Il D.S., prof. Cesare Fournier, nell’introdurre il pomeriggio vomerese, riferisce che i nostri adolescenti “hanno bisogno di credere nei punti di riferimento offerti dagli adulti: qualunque lotta si deve fare con il dialogo e la lotta è efficace se contribuisce a lenire le loro inquietudini: il futuro è incerto, carico di dubbi, ma ci vuole passione e la lotta deve essere condotta con amore”.
La prof.ssa Cicala aggiunge che i filoni del corso di scrittura creativa sono stati l’indipendenza intellettuale, l’educazione linguistica e letteraria, l’educazione alle emozioni e alla democrazia: la scuola deve porsi dei dubbi, delle domande e la formazione dei nostri ragazzi deve basarsi anche sulla capacità di sentire, gestire, manifestare e narrare le emozioni.

Giulio Intermoia (IPIA), Andrea Marino (IPIA), Silvia Marra, Rosa Navarra, Cristian Matino, Danilo Perillo (tutti del Liceo Classico), Jessica Castellano (Liceo Socio Psico Pedagogico) recitano i loro versi; altri sono timidi e preferiscono che a leggere sia la prof Cicala: questi giovani, insieme ad altri non presenti in sala, hanno costituito un gruppo di lavoro eterogeneo, che, cooperando, ha interpretato le pari opportunità, ha ridotto le distanze, anche grazie al fatto che la loro insegnante, trasformando i disequilibri in contributi, ha favorito lo sviluppo della solidarietà, la fiducia nelle loro capacità. L’esperienza del laboratorio ha così insegnato la speranza di “essere ciò che si è” e “diventare ciò che si può”. E se il titolo allude alle distanze, il compito di questo laboratorio è stato proprio quello di abbatterle.

In seguito c’è stato l’intervento musicale dal vivo di un gruppo jazz formato da 3 ragazzi: Alessandro Pascolo alla batteria (Liceo Scientifico), alle chitarre Eugenio (Liceo classico)e Francesco Fabiani.
Renato Cammarota, Gennaro Autoriello, Bianca Adele Sole, Giulio Pacella, Ida Noviello, Rosario Imparato, Michele Capuano, Gianni Festinese, Patrizia Pugliese, Alfredo Pezzuti, Franco Scollo, Mimmo Piscopo hanno premiato i ragazzi ed hanno offerto al pubblico una sintetica performance dei loro versi.
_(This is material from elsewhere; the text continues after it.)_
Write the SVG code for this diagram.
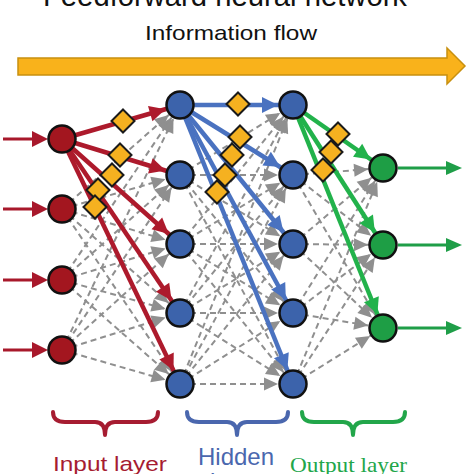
<svg xmlns="http://www.w3.org/2000/svg" xmlns:xlink="http://www.w3.org/1999/xlink" width="474" height="474" viewBox="0 0 474 474">
<style>
.t{font-family:"Liberation Sans",Arial,sans-serif}
.ts{font-family:"Liberation Serif","Times New Roman",serif}
.gd{stroke:#8f8f8f;stroke-width:2;stroke-dasharray:6 4;fill:none;marker-end:url(#mgr)}
.rd{stroke:#ad1a2c;stroke-width:4.5;fill:none;marker-end:url(#mr)}
.bl{stroke:#4a72c0;stroke-width:4.5;fill:none;marker-end:url(#mb)}
.gn{stroke:#22b24b;stroke-width:4.5;fill:none;marker-end:url(#mg)}
.in{stroke:#a8182b;stroke-width:3;fill:none;marker-end:url(#mi)}
.out{stroke:#1f9e48;stroke-width:3;fill:none;marker-end:url(#mo)}
.w{fill:#f5b120;stroke:#1a1a1a;stroke-width:2}
.nr{fill:#a3161f;stroke:#111;stroke-width:2.5}
.nb{fill:#3c63ab;stroke:#111;stroke-width:2.5}
.ng{fill:#1e9e45;stroke:#111;stroke-width:2.5}
.br{fill:none;stroke-width:4;stroke-linecap:round;stroke-linejoin:round}
</style>
<defs>
<marker id="mr" viewBox="0 0 16 16" refX="31" refY="8" markerWidth="16" markerHeight="16" markerUnits="userSpaceOnUse" orient="auto" overflow="visible"><path d="M0,0 L16,8 L0,16 z" fill="#ad1a2c"/></marker>
<marker id="mb" viewBox="0 0 16 16" refX="31" refY="8" markerWidth="16" markerHeight="16" markerUnits="userSpaceOnUse" orient="auto" overflow="visible"><path d="M0,0 L16,8 L0,16 z" fill="#4a72c0"/></marker>
<marker id="mg" viewBox="0 0 16 16" refX="31" refY="8" markerWidth="16" markerHeight="16" markerUnits="userSpaceOnUse" orient="auto" overflow="visible"><path d="M0,0 L16,8 L0,16 z" fill="#22b24b"/></marker>
<marker id="mgr" viewBox="0 0 14 13" refX="29" refY="6.5" markerWidth="14" markerHeight="13" markerUnits="userSpaceOnUse" orient="auto" overflow="visible"><path d="M0,0 L14,6.5 L0,13 z" fill="#8f8f8f"/></marker>
<marker id="mi" viewBox="0 0 16 16" refX="8" refY="8" markerWidth="16" markerHeight="16" markerUnits="userSpaceOnUse" orient="auto" overflow="visible"><path d="M0,0 L16,8 L0,16 z" fill="#a8182b"/></marker>
<marker id="mo" viewBox="0 0 16 14" refX="8" refY="7" markerWidth="16" markerHeight="14" markerUnits="userSpaceOnUse" orient="auto" overflow="visible"><path d="M0,0 L16,7 L0,14 z" fill="#1f9e48"/></marker>
<path id="dia" d="M0,-11.5 L11.5,0 L0,11.5 L-11.5,0 z"/>
</defs>
<rect width="474" height="474" fill="#fff"/>

<g id="titles">
<text class="t" x="43" y="6" font-size="29" textLength="364" lengthAdjust="spacingAndGlyphs" fill="#111">Feedforward neural network</text>
<text class="t" x="145" y="40" font-size="21" textLength="172" lengthAdjust="spacingAndGlyphs" fill="#111">Information flow</text>
</g>

<g id="flow-arrow">
<path d="M18,58 L447,58 L447,48 L465,66 L447,84 L447,75 L18,75 z" fill="#f9b21b" stroke="#c8900f" stroke-width="1.5"/>
</g>

<g id="connectors">
<path class="gd" d="M62,209 L180,105"/><path class="gd" d="M62,209 L180,175"/><path class="gd" d="M62,209 L180,244"/><path class="gd" d="M62,209 L180,313"/><path class="gd" d="M62,209 L180,384"/>
<path class="gd" d="M62,280 L180,105"/><path class="gd" d="M62,280 L180,175"/><path class="gd" d="M62,280 L180,244"/><path class="gd" d="M62,280 L180,313"/><path class="gd" d="M62,280 L180,384"/>
<path class="gd" d="M62,350 L180,105"/><path class="gd" d="M62,350 L180,175"/><path class="gd" d="M62,350 L180,244"/><path class="gd" d="M62,350 L180,313"/><path class="gd" d="M62,350 L180,384"/>
<path class="gd" d="M180,175 L293,105"/><path class="gd" d="M180,175 L293,175"/><path class="gd" d="M180,175 L293,244"/><path class="gd" d="M180,175 L293,313"/><path class="gd" d="M180,175 L293,384"/>
<path class="gd" d="M180,244 L293,105"/><path class="gd" d="M180,244 L293,175"/><path class="gd" d="M180,244 L293,244"/><path class="gd" d="M180,244 L293,313"/><path class="gd" d="M180,244 L293,384"/>
<path class="gd" d="M180,313 L293,105"/><path class="gd" d="M180,313 L293,175"/><path class="gd" d="M180,313 L293,244"/><path class="gd" d="M180,313 L293,313"/><path class="gd" d="M180,313 L293,384"/>
<path class="gd" d="M180,384 L293,105"/><path class="gd" d="M180,384 L293,175"/><path class="gd" d="M180,384 L293,244"/><path class="gd" d="M180,384 L293,313"/><path class="gd" d="M180,384 L293,384"/>
<path class="gd" d="M293,175 L383,168"/><path class="gd" d="M293,175 L383,245"/><path class="gd" d="M293,175 L383,328"/>
<path class="gd" d="M293,244 L383,168"/><path class="gd" d="M293,244 L383,245"/><path class="gd" d="M293,244 L383,328"/>
<path class="gd" d="M293,313 L383,168"/><path class="gd" d="M293,313 L383,245"/><path class="gd" d="M293,313 L383,328"/>
<path class="gd" d="M293,384 L383,168"/><path class="gd" d="M293,384 L383,245"/><path class="gd" d="M293,384 L383,328"/>
<path class="rd" d="M62,139 L180,105"/><path class="rd" d="M62,139 L180,175"/><path class="rd" d="M62,139 L180,244"/><path class="rd" d="M62,139 L180,313"/><path class="rd" d="M62,139 L180,384"/>
<path class="bl" d="M180,105 L293,105"/><path class="bl" d="M180,105 L293,175"/><path class="bl" d="M180,105 L293,244"/><path class="bl" d="M180,105 L293,313"/><path class="bl" d="M180,105 L293,384"/>
<path class="gn" d="M293,105 L383,168"/><path class="gn" d="M293,105 L383,245"/><path class="gn" d="M293,105 L383,328"/>
<path class="in" d="M3,139 L40,139"/><path class="in" d="M3,209 L40,209"/><path class="in" d="M3,280 L40,280"/><path class="in" d="M3,350 L40,350"/>
<path class="out" d="M398,168 L454,168"/><path class="out" d="M398,245 L454,245"/><path class="out" d="M398,328 L454,328"/>
</g>

<g id="weights">
<use xlink:href="#dia" class="w" x="123" y="121"/>
<use xlink:href="#dia" class="w" x="120" y="155"/>
<use xlink:href="#dia" class="w" x="112" y="175"/>
<use xlink:href="#dia" class="w" x="98" y="190"/>
<use xlink:href="#dia" class="w" x="95" y="207"/>
<use xlink:href="#dia" class="w" x="238" y="104"/>
<use xlink:href="#dia" class="w" x="240" y="137"/>
<use xlink:href="#dia" class="w" x="232" y="155"/>
<use xlink:href="#dia" class="w" x="225" y="175"/>
<use xlink:href="#dia" class="w" x="217" y="192"/>
<use xlink:href="#dia" class="w" x="338" y="134"/>
<use xlink:href="#dia" class="w" x="331" y="152"/>
<use xlink:href="#dia" class="w" x="323" y="170"/>
</g>

<g id="input-1"><circle class="nr" cx="62" cy="139" r="13.5"/></g>
<g id="input-2"><circle class="nr" cx="62" cy="209" r="13.5"/></g>
<g id="input-3"><circle class="nr" cx="62" cy="280" r="13.5"/></g>
<g id="input-4"><circle class="nr" cx="62" cy="350" r="13.5"/></g>
<g id="hidden1-1"><circle class="nb" cx="180" cy="105" r="13.5"/></g>
<g id="hidden1-2"><circle class="nb" cx="180" cy="175" r="13.5"/></g>
<g id="hidden1-3"><circle class="nb" cx="180" cy="244" r="13.5"/></g>
<g id="hidden1-4"><circle class="nb" cx="180" cy="313" r="13.5"/></g>
<g id="hidden1-5"><circle class="nb" cx="180" cy="384" r="13.5"/></g>
<g id="hidden2-1"><circle class="nb" cx="293" cy="105" r="13.5"/></g>
<g id="hidden2-2"><circle class="nb" cx="293" cy="175" r="13.5"/></g>
<g id="hidden2-3"><circle class="nb" cx="293" cy="244" r="13.5"/></g>
<g id="hidden2-4"><circle class="nb" cx="293" cy="313" r="13.5"/></g>
<g id="hidden2-5"><circle class="nb" cx="293" cy="384" r="13.5"/></g>
<g id="output-1"><circle class="ng" cx="383" cy="168" r="13.5"/></g>
<g id="output-2"><circle class="ng" cx="383" cy="245" r="13.5"/></g>
<g id="output-3"><circle class="ng" cx="383" cy="328" r="13.5"/></g>

<g id="input-label">
<path class="br" stroke="#a61c31" d="M53,412 Q53,422 65,422 L95,422 Q105,422 105,435 Q105,422 115,422 L146,422 Q158,422 158,412"/>
<text class="t" x="53" y="471" font-size="21" textLength="114" lengthAdjust="spacingAndGlyphs" fill="#a61c31">Input layer</text>
</g>
<g id="hidden-label">
<path class="br" stroke="#4a67ae" d="M187,412 Q187,422 199,422 L227,422 Q237,422 237,435 Q237,422 247,422 L276,422 Q288,422 288,412"/>
<text class="t" x="236" y="465" font-size="24" text-anchor="middle" fill="#4a67ae">Hidden</text>
<text class="t" x="236" y="490" font-size="24" text-anchor="middle" fill="#4a67ae">layer</text>
</g>
<g id="output-label">
<path class="br" stroke="#22a64a" d="M302,412 Q302,422 314,422 L343,422 Q353,422 353,435 Q353,422 363,422 L393,422 Q405,422 405,412"/>
<text class="ts" x="290" y="472" font-size="22" textLength="117" lengthAdjust="spacingAndGlyphs" fill="#22a64a">Output layer</text>
</g>
</svg>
La prof.ssa Ornella Romano, Presidente dell’Associazione consegna una targa alla prof.ssa Cicala Marilena che, nel ringraziare, ricorda la reciproca scoperta dell’interiorità, la fiducia che i ragazzi hanno avuto nell’insegnante, che non ha mai “perso le loro parole”.
Il momento della proiezione del video è stato particolarmente emozionante. Tutti i poeti si complimentano, manifestano stupore per la profondità dei versi, dell’analisi interiore, stima e considerazione nei confronti dei giovani poeti.

Chiude il DS il pomeriggio piacevole e intenso e si augura di avere altre occasioni per apprezzare i contributi che l’Associazione culturale “Fabrizio Romano” offre. Al termine il gruppo jazz esegue alcuni brani famosi che riscuotono il caloroso applauso del pubblico. Infine foto per tutti.